TASK REQUIREMENTS:
Transcribe all the records exactly and omit any images they hold.

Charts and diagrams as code
- - -

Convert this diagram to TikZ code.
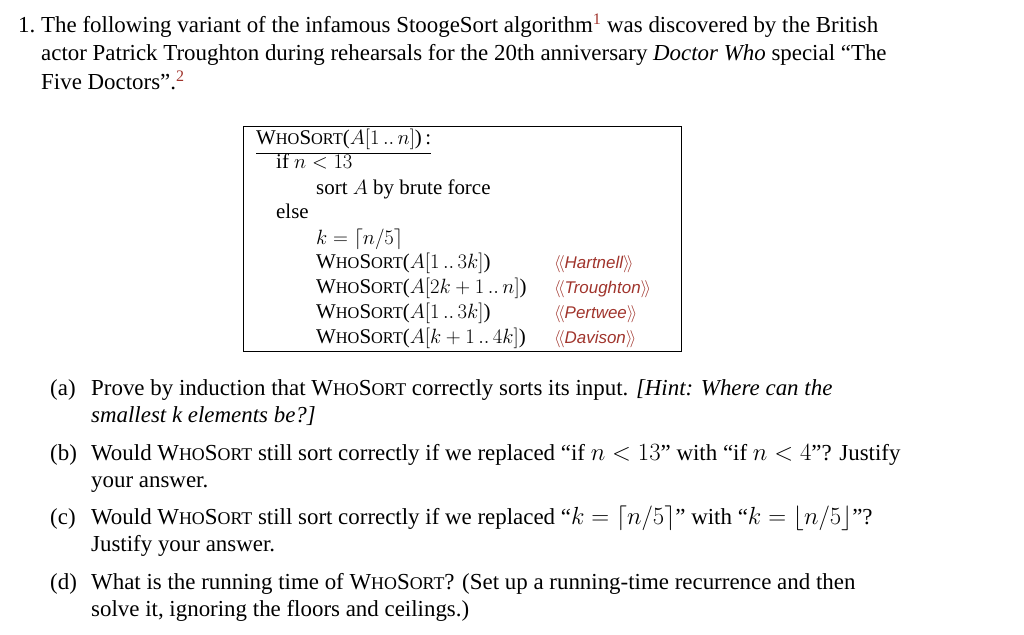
\documentclass[tikz,border=0pt]{standalone}
\usepackage{fontspec}
\setmainfont{Liberation Serif}
\setsansfont{Liberation Sans}
\usepackage{amsmath}
\definecolor{cmt}{HTML}{A0342C}
\begin{document}
\begin{tikzpicture}[x=1bp,y=-1bp,
  txt/.style={anchor=base west,inner sep=0pt,font=\fontsize{23}{26}\selectfont},
  code/.style={anchor=base west,inner sep=0pt,font=\fontsize{21}{24}\selectfont},
  comm/.style={anchor=base west,inner sep=0pt,font=\fontsize{17}{22}\selectfont\sffamily\itshape,text=cmt}]
\useasboundingbox (0,0) rectangle (1024,635);
\newcommand{\ws}{W\scalebox{0.78}{HO}S\scalebox{0.78}{ORT}}
\node[txt] (l1n) at (18,33) {1.};
\node[txt] (l1) at (41,33) {The following variant of the infamous StoogeSort algorithm\textsuperscript{\textcolor{cmt}{1}} was discovered by the British};
\node[txt] (l2) at (41,61) {actor Patrick Troughton during rehearsals for the 20th anniversary \textit{Doctor Who} special “The};
\node[txt] (l3) at (41,90) {Five Doctors”.\textsuperscript{\textcolor{cmt}{2}}};
\node[draw,line width=0.8bp,minimum width=438bp,minimum height=225bp,anchor=north west,inner sep=0pt] (box) at (243,126) {};
\node[code] (h) at (256,145) {\underline{\ws($A[1\,..\,n]$)\,:}};
\node[code] (c1) at (276,169) {if $n<13$};
\node[code] (c2) at (316,195) {sort $A$ by brute force};
\node[code] (c3) at (276,219) {else};
\node[code] (c4) at (316,245) {$k=\lceil n/5\rceil$};
\node[code] (c5) at (316,269) {\ws($A[1\,..\,3k]$)};
\node[code] (c6) at (316,294) {\ws($A[2k+1\,..\,n]$)};
\node[code] (c7) at (316,318) {\ws($A[1\,..\,3k]$)};
\node[code] (c8) at (316,343) {\ws($A[k+1\,..\,4k]$)};
\node[comm] (m5) at (554,269) {$\langle\!\langle$Hartnell$\rangle\!\rangle$};
\node[comm] (m6) at (554,294) {$\langle\!\langle$Troughton$\rangle\!\rangle$};
\node[comm] (m7) at (554,318) {$\langle\!\langle$Pertwee$\rangle\!\rangle$};
\node[comm] (m8) at (554,343) {$\langle\!\langle$Davison$\rangle\!\rangle$};
\node[txt] (al) at (50,395) {(a)};
\node[txt] (a1) at (91,395) {Prove by induction that \ws{} correctly sorts its input. \textit{[Hint: Where can the}};
\node[txt] (a2) at (91,422) {\textit{smallest k elements be?]}};
\node[txt] (bl) at (50,460) {(b)};
\node[txt] (b1) at (91,460) {Would \ws{} still sort correctly if we replaced “if $n<13$” with “if $n<4$”? Justify};
\node[txt] (b2) at (91,487) {your answer.};
\node[txt] (cl) at (50,524) {(c)};
\node[txt] (c1x) at (91,524) {Would \ws{} still sort correctly if we replaced “$k=\lceil n/5\rceil$” with “$k=\lfloor n/5\rfloor$”?};
\node[txt] (c2x) at (91,551) {Justify your answer.};
\node[txt] (dl) at (50,589) {(d)};
\node[txt] (d1) at (91,589) {What is the running time of \ws? (Set up a running-time recurrence and then};
\node[txt] (d2) at (91,616) {solve it, ignoring the floors and ceilings.)};
\end{tikzpicture}
\end{document}
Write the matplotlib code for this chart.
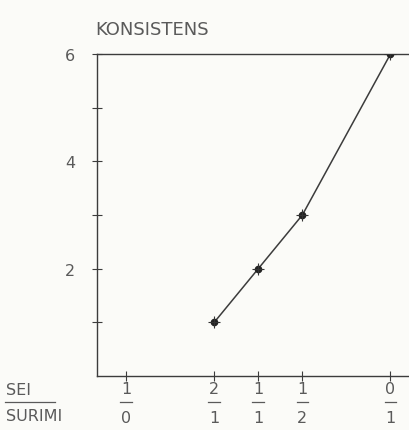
import matplotlib.pyplot as plt
from matplotlib.transforms import blended_transform_factory

# surimi share in the mix (0 = only sei, 1 = only surimi)
surimi_share = [1/3, 1/2, 2/3, 1.0]
konsistens = [1, 2, 3, 6]

tick_pos = [0.0, 1/3, 0.5, 2/3, 1.0]
tick_num = ['1', '2', '1', '1', '0']
tick_den = ['0', '1', '1', '2', '1']

ink = '#3c3c3c'
txt = '#5a5a5a'
bg = '#fbfbf8'

fig = plt.figure(figsize=(4.09, 4.31), dpi=100, facecolor=bg)
ax = fig.add_axes([97/409, 1 - 377/431, 1 - 97/409, (377 - 55)/431], facecolor=bg)

ax.plot(surimi_share, konsistens, color=ink, lw=1.1, marker='o', ms=4.5,
        mfc='#222222', mec='#222222', zorder=3)
ax.plot(surimi_share, konsistens, ls='none', marker='+', ms=8, mew=0.8,
        color='#333333', zorder=3)

ax.set_xlim(-0.11, 1.07)
ax.set_ylim(0, 6)

for s in ['left', 'bottom', 'top']:
    ax.spines[s].set_color(ink)
    ax.spines[s].set_linewidth(1.0)
ax.spines['right'].set_visible(False)

ax.set_yticks([1, 2, 3, 4, 5, 6])
ax.set_yticklabels(['', '2', '', '4', '', '6'])
ax.tick_params(axis='y', direction='inout', length=7, width=0.8, color=ink,
               labelsize=11.5, labelcolor=txt, pad=12)
ax.set_xticks(tick_pos)
ax.set_xticklabels([])
ax.tick_params(axis='x', direction='inout', length=7, width=0.8, color=ink)

tr = blended_transform_factory(ax.transData, fig.transFigure)
for x, n, d in zip(tick_pos, tick_num, tick_den):
    ax.text(x, 1 - 390/431, n, transform=tr, ha='center', va='center',
            fontsize=11.5, color=txt)
    ax.plot([x - 0.022, x + 0.022], [1 - 403/431] * 2, transform=tr,
            color=txt, lw=0.9, clip_on=False)
    ax.text(x, 1 - 419/431, d, transform=tr, ha='center', va='center',
            fontsize=11.5, color=txt)

fig.text(6/409, 1 - 391/431, 'SEI', ha='left', va='center', fontsize=11.5, color=txt)
fig.add_artist(plt.Line2D([5/409, 55/409], [1 - 403/431] * 2, color=txt, lw=0.9))
fig.text(6/409, 1 - 417/431, 'SURIMI', ha='left', va='center', fontsize=11.5, color=txt)

fig.text(95/409, 1 - 30/431, 'KONSISTENS', ha='left', va='center', fontsize=13, color=txt)

fig.savefig('out.png', dpi=100, facecolor=bg)
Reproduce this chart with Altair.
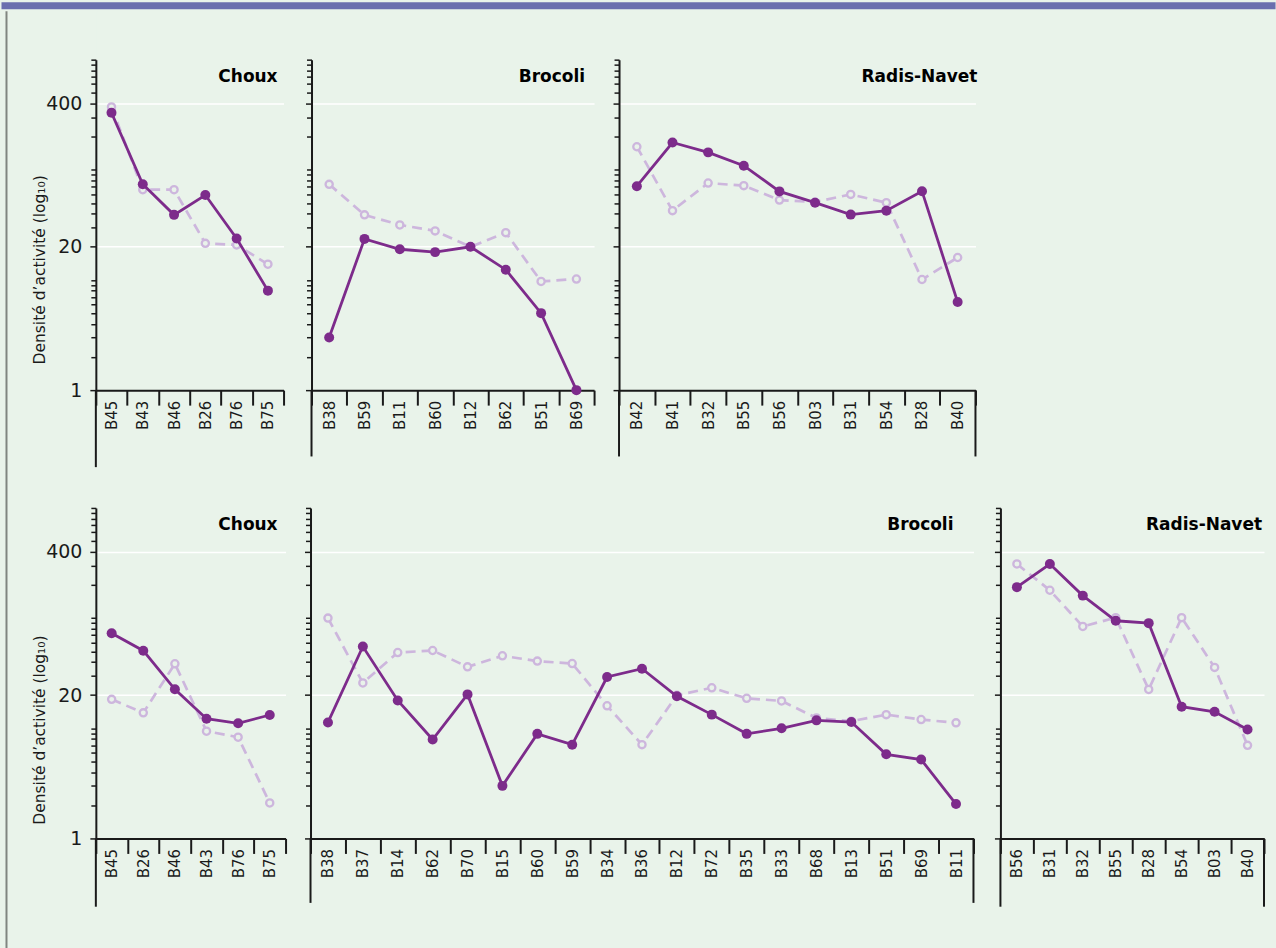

- - -

WRITTEN ANSWER:
Convert this diagram to TikZ code.
\documentclass[tikz,border=0pt]{standalone}
\usepackage{fontspec}
\setmainfont{Liberation Serif}
\setsansfont{Liberation Sans}
\usepackage{amsmath}
\definecolor{cmt}{HTML}{A0342C}
\begin{document}
\begin{tikzpicture}[x=1bp,y=-1bp,
  txt/.style={anchor=base west,inner sep=0pt,font=\fontsize{23}{26}\selectfont},
  code/.style={anchor=base west,inner sep=0pt,font=\fontsize{21}{24}\selectfont},
  comm/.style={anchor=base west,inner sep=0pt,font=\fontsize{17}{22}\selectfont\sffamily\itshape,text=cmt}]
\useasboundingbox (0,0) rectangle (1024,635);
\newcommand{\ws}{W\scalebox{0.78}{HO}S\scalebox{0.78}{ORT}}
\node[txt] (l1n) at (18,33) {1.};
\node[txt] (l1) at (41,33) {The following variant of the infamous StoogeSort algorithm\textsuperscript{\textcolor{cmt}{1}} was discovered by the British};
\node[txt] (l2) at (41,61) {actor Patrick Troughton during rehearsals for the 20th anniversary \textit{Doctor Who} special “The};
\node[txt] (l3) at (41,90) {Five Doctors”.\textsuperscript{\textcolor{cmt}{2}}};
\node[draw,line width=0.8bp,minimum width=438bp,minimum height=225bp,anchor=north west,inner sep=0pt] (box) at (243,126) {};
\node[code] (h) at (256,145) {\underline{\ws($A[1\,..\,n]$)\,:}};
\node[code] (c1) at (276,169) {if $n<13$};
\node[code] (c2) at (316,195) {sort $A$ by brute force};
\node[code] (c3) at (276,219) {else};
\node[code] (c4) at (316,245) {$k=\lceil n/5\rceil$};
\node[code] (c5) at (316,269) {\ws($A[1\,..\,3k]$)};
\node[code] (c6) at (316,294) {\ws($A[2k+1\,..\,n]$)};
\node[code] (c7) at (316,318) {\ws($A[1\,..\,3k]$)};
\node[code] (c8) at (316,343) {\ws($A[k+1\,..\,4k]$)};
\node[comm] (m5) at (554,269) {$\langle\!\langle$Hartnell$\rangle\!\rangle$};
\node[comm] (m6) at (554,294) {$\langle\!\langle$Troughton$\rangle\!\rangle$};
\node[comm] (m7) at (554,318) {$\langle\!\langle$Pertwee$\rangle\!\rangle$};
\node[comm] (m8) at (554,343) {$\langle\!\langle$Davison$\rangle\!\rangle$};
\node[txt] (al) at (50,395) {(a)};
\node[txt] (a1) at (91,395) {Prove by induction that \ws{} correctly sorts its input. \textit{[Hint: Where can the}};
\node[txt] (a2) at (91,422) {\textit{smallest k elements be?]}};
\node[txt] (bl) at (50,460) {(b)};
\node[txt] (b1) at (91,460) {Would \ws{} still sort correctly if we replaced “if $n<13$” with “if $n<4$”? Justify};
\node[txt] (b2) at (91,487) {your answer.};
\node[txt] (cl) at (50,524) {(c)};
\node[txt] (c1x) at (91,524) {Would \ws{} still sort correctly if we replaced “$k=\lceil n/5\rceil$” with “$k=\lfloor n/5\rfloor$”?};
\node[txt] (c2x) at (91,551) {Justify your answer.};
\node[txt] (dl) at (50,589) {(d)};
\node[txt] (d1) at (91,589) {What is the running time of \ws? (Set up a running-time recurrence and then};
\node[txt] (d2) at (91,616) {solve it, ignoring the floors and ceilings.)};
\end{tikzpicture}
\end{document}
Write the matplotlib code for this chart.
import matplotlib.pyplot as plt
from matplotlib.transforms import blended_transform_factory

# surimi share in the mix (0 = only sei, 1 = only surimi)
surimi_share = [1/3, 1/2, 2/3, 1.0]
konsistens = [1, 2, 3, 6]

tick_pos = [0.0, 1/3, 0.5, 2/3, 1.0]
tick_num = ['1', '2', '1', '1', '0']
tick_den = ['0', '1', '1', '2', '1']

ink = '#3c3c3c'
txt = '#5a5a5a'
bg = '#fbfbf8'

fig = plt.figure(figsize=(4.09, 4.31), dpi=100, facecolor=bg)
ax = fig.add_axes([97/409, 1 - 377/431, 1 - 97/409, (377 - 55)/431], facecolor=bg)

ax.plot(surimi_share, konsistens, color=ink, lw=1.1, marker='o', ms=4.5,
        mfc='#222222', mec='#222222', zorder=3)
ax.plot(surimi_share, konsistens, ls='none', marker='+', ms=8, mew=0.8,
        color='#333333', zorder=3)

ax.set_xlim(-0.11, 1.07)
ax.set_ylim(0, 6)

for s in ['left', 'bottom', 'top']:
    ax.spines[s].set_color(ink)
    ax.spines[s].set_linewidth(1.0)
ax.spines['right'].set_visible(False)

ax.set_yticks([1, 2, 3, 4, 5, 6])
ax.set_yticklabels(['', '2', '', '4', '', '6'])
ax.tick_params(axis='y', direction='inout', length=7, width=0.8, color=ink,
               labelsize=11.5, labelcolor=txt, pad=12)
ax.set_xticks(tick_pos)
ax.set_xticklabels([])
ax.tick_params(axis='x', direction='inout', length=7, width=0.8, color=ink)

tr = blended_transform_factory(ax.transData, fig.transFigure)
for x, n, d in zip(tick_pos, tick_num, tick_den):
    ax.text(x, 1 - 390/431, n, transform=tr, ha='center', va='center',
            fontsize=11.5, color=txt)
    ax.plot([x - 0.022, x + 0.022], [1 - 403/431] * 2, transform=tr,
            color=txt, lw=0.9, clip_on=False)
    ax.text(x, 1 - 419/431, d, transform=tr, ha='center', va='center',
            fontsize=11.5, color=txt)

fig.text(6/409, 1 - 391/431, 'SEI', ha='left', va='center', fontsize=11.5, color=txt)
fig.add_artist(plt.Line2D([5/409, 55/409], [1 - 403/431] * 2, color=txt, lw=0.9))
fig.text(6/409, 1 - 417/431, 'SURIMI', ha='left', va='center', fontsize=11.5, color=txt)

fig.text(95/409, 1 - 30/431, 'KONSISTENS', ha='left', va='center', fontsize=13, color=txt)

fig.savefig('out.png', dpi=100, facecolor=bg)
Reproduce this chart with Altair.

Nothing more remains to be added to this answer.